• [CHALLENGE] From the entries below, copy every line where the string "Clone" appears.
— START —
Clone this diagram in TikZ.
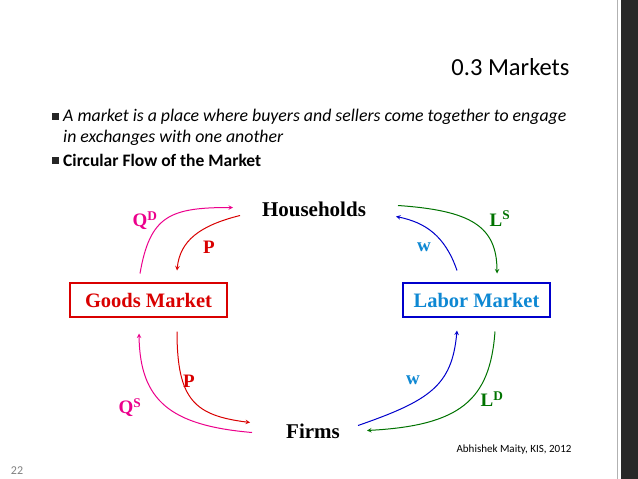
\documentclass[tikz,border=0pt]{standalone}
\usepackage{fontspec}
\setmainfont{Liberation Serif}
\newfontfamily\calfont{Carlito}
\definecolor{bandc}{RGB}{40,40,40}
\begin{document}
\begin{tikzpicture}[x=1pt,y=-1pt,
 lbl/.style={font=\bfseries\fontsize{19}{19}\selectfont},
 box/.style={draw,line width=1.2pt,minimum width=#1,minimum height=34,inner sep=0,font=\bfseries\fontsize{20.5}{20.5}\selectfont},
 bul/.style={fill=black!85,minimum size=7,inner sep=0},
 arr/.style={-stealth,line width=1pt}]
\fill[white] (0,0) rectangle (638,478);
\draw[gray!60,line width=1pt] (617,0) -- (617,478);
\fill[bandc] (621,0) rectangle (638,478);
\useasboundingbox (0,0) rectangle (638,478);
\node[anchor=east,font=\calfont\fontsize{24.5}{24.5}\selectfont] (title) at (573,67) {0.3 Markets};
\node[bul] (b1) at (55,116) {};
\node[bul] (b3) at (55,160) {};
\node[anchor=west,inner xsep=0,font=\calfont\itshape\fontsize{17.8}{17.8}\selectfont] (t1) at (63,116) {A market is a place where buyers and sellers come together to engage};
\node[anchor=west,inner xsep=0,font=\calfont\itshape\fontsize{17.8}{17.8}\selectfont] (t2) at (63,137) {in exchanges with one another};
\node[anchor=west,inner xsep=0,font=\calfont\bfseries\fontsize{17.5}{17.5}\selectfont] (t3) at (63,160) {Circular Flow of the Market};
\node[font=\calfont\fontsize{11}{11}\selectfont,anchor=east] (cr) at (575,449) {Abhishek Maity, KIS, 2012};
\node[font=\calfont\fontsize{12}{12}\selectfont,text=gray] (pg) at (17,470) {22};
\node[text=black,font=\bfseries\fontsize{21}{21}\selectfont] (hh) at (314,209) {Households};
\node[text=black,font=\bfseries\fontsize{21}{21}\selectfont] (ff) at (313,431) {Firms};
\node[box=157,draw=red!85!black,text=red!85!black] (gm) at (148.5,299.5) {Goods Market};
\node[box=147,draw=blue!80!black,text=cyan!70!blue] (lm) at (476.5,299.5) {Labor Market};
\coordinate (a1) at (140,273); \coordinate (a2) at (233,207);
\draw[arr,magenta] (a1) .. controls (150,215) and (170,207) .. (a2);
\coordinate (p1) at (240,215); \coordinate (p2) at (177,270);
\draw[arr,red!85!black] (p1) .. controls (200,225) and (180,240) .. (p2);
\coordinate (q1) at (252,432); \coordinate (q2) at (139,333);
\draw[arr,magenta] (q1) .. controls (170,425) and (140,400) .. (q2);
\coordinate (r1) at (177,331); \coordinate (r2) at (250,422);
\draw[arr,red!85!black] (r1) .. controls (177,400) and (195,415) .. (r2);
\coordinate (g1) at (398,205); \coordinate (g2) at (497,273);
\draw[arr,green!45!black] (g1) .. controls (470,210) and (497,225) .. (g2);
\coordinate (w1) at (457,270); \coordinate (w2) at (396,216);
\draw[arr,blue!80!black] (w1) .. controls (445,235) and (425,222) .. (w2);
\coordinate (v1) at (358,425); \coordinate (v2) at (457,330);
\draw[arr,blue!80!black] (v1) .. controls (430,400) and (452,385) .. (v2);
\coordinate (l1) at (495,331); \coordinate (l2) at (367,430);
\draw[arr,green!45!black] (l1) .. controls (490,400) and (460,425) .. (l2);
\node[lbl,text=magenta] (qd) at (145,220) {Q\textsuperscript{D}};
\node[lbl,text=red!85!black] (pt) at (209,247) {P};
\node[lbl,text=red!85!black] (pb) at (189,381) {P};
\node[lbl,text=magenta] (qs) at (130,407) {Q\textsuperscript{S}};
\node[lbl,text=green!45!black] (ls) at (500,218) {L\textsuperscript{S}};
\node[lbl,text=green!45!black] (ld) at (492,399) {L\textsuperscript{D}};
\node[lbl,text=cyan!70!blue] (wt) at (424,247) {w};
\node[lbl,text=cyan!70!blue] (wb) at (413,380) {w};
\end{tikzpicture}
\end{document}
— END —
— START —
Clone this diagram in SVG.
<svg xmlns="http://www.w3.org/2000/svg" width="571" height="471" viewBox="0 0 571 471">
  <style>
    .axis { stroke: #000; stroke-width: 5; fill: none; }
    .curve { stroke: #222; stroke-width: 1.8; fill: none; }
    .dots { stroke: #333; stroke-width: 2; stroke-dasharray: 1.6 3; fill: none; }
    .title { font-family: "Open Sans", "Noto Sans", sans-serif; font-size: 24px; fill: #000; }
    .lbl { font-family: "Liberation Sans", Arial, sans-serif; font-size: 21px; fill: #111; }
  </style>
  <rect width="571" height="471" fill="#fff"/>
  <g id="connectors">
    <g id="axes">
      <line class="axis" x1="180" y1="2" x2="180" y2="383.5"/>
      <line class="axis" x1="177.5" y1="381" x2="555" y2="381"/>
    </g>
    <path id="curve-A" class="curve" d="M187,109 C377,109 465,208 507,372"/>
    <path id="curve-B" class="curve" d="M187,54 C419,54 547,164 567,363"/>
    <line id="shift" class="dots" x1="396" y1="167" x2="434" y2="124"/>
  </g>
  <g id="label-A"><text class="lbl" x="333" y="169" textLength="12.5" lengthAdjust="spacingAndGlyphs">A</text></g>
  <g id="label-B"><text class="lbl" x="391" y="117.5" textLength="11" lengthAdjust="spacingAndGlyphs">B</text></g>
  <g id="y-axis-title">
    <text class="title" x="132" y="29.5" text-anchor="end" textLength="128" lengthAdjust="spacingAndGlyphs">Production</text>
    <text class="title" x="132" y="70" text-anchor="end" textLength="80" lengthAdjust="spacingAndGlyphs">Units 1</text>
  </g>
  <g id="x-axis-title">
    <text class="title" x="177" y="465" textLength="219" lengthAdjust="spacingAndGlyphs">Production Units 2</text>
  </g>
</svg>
— END —
• [FULL OUTPUT]
Clone this diagram in TikZ.
Clone this diagram in SVG.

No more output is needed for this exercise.